Atlantic and Northern regions
Atlantic projects can be cost effective for straightforward scope, while remote or northern projects can experience substantial transport and mobilization premiums. If your project is outside major centers, include a stronger contingency and confirm trades availability before finalizing schedule commitments.
Final checklist before hiring your contractor
- Use a calculator estimate to define your target investment range.
- Prepare scope notes and room priorities in writing.
- Request itemized quotes with allowance clarity.
- Confirm licenses, insurance, and references.
- Ask how change orders are priced and approved.
- Review payment schedule against milestones, not dates alone.
- Confirm permit responsibility and inspection plan.
- Keep contingency in reserve until late project stages.

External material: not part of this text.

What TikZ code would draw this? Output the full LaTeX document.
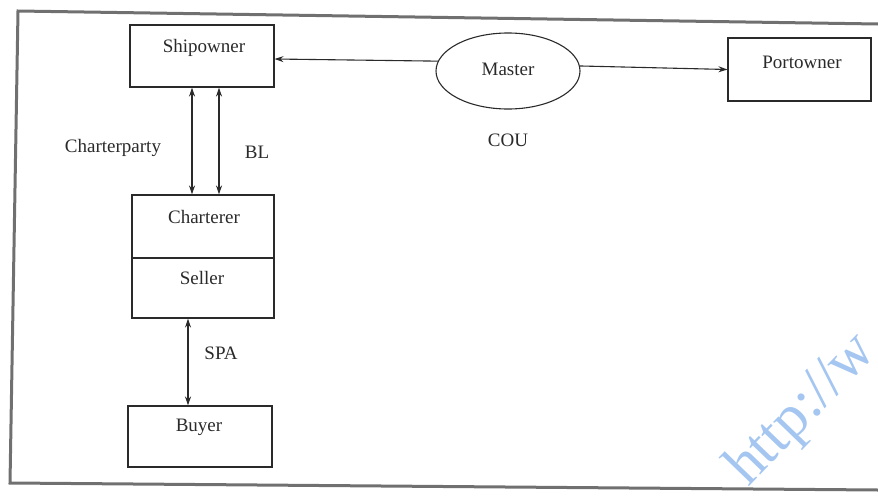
\documentclass[tikz,border=0pt]{standalone}
\usepackage{fontspec}
\setmainfont{Liberation Serif}
\usetikzlibrary{arrows.meta,shapes.geometric,calc}
\definecolor{ink}{HTML}{2A2A2A}
\definecolor{framegray}{HTML}{707070}
\definecolor{wmblue}{HTML}{A4C6F0}
\tikzset{
  box/.style={draw=ink, line width=1.1pt, inner sep=0pt},
  txt/.style={text=ink, font=\fontsize{19}{22}\selectfont, inner sep=0pt},
  tip/.style={-{Stealth[length=9pt,width=6pt]}},
  dbl/.style={{Stealth[length=9pt,width=6pt]}-{Stealth[length=9pt,width=6pt]}},
  conn/.style={draw=ink, line width=1.1pt}
}
\begin{document}
\begin{tikzpicture}[x=1pt,y=-1pt]
\useasboundingbox (0,0) rectangle (878,498);
% outer frame (open at right, cut by the page edge)
\draw[framegray, line width=3pt, line join=miter] (878,24) -- (18,11) -- (10,483) -- (878,490);

% boxes
\node[box, minimum width=144pt, minimum height=62pt] (ship) at (202,56) {};
\node[box, minimum width=143pt, minimum height=63pt] (port) at (799.5,69.5) {};
\node[box, minimum width=142pt, minimum height=63pt] (charterer) at (203,226.5) {};
\node[box, minimum width=142pt, minimum height=60pt] (seller) at (203,288) {};
\node[box, minimum width=144pt, minimum height=61pt] (buyer) at (200,436.5) {};
\node[box, ellipse, minimum width=144pt, minimum height=76pt] (master) at (508,71) {};

% texts
\node[txt] (tship) at (204,48) {Shipowner};
\node[txt] (tport) at (802,62) {Portowner};
\node[txt] (tmaster) at (508,69) {Master};
\node[txt] (tcharterer) at (204,217) {Charterer};
\node[txt] (tseller) at (202,278) {Seller};
\node[txt] (tbuyer) at (199,427) {Buyer};
\node[txt] (lcp) at (113,148) {Charterparty};
\node[txt] (lbl) at (257,152) {BL};
\node[txt] (lcou) at (508,140) {COU};
\node[txt] (lspa) at (221,353) {SPA};

% connectors
\coordinate (xa) at (192,0);
\coordinate (xb) at (219,0);
\coordinate (xc) at (188,0);
\draw[conn, tip] (master.172) -- ([yshift=-3pt]ship.east);
\draw[conn, tip] (master.4) -- (port.west);
\draw[conn, dbl] (ship.south -| xa) -- (charterer.north -| xa);
\draw[conn, dbl] (ship.south -| xb) -- (charterer.north -| xb);
\draw[conn, dbl] (seller.south -| xc) -- (buyer.north -| xc);

% watermark
\begin{scope}
\clip (0,0) rectangle (878,498);
\node[text=wmblue, font=\fontsize{60}{66}\selectfont, rotate=46, anchor=base west, inner sep=0pt] (wm) at (748,488) {http://w};
\end{scope}
\end{tikzpicture}
\end{document}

The calculator on this page is designed for realistic early-stage planning for Canadian homeowners. It combines square footage, major room counts, structural risk, home age, region, contingency, and tax to produce a practical budget range. Use it to shortlist project options, then move to detailed contractor pricing with drawings and specifications. When expectations are clear and budget is grounded in data, remodel projects run smoother, faster, and with fewer costly surprises.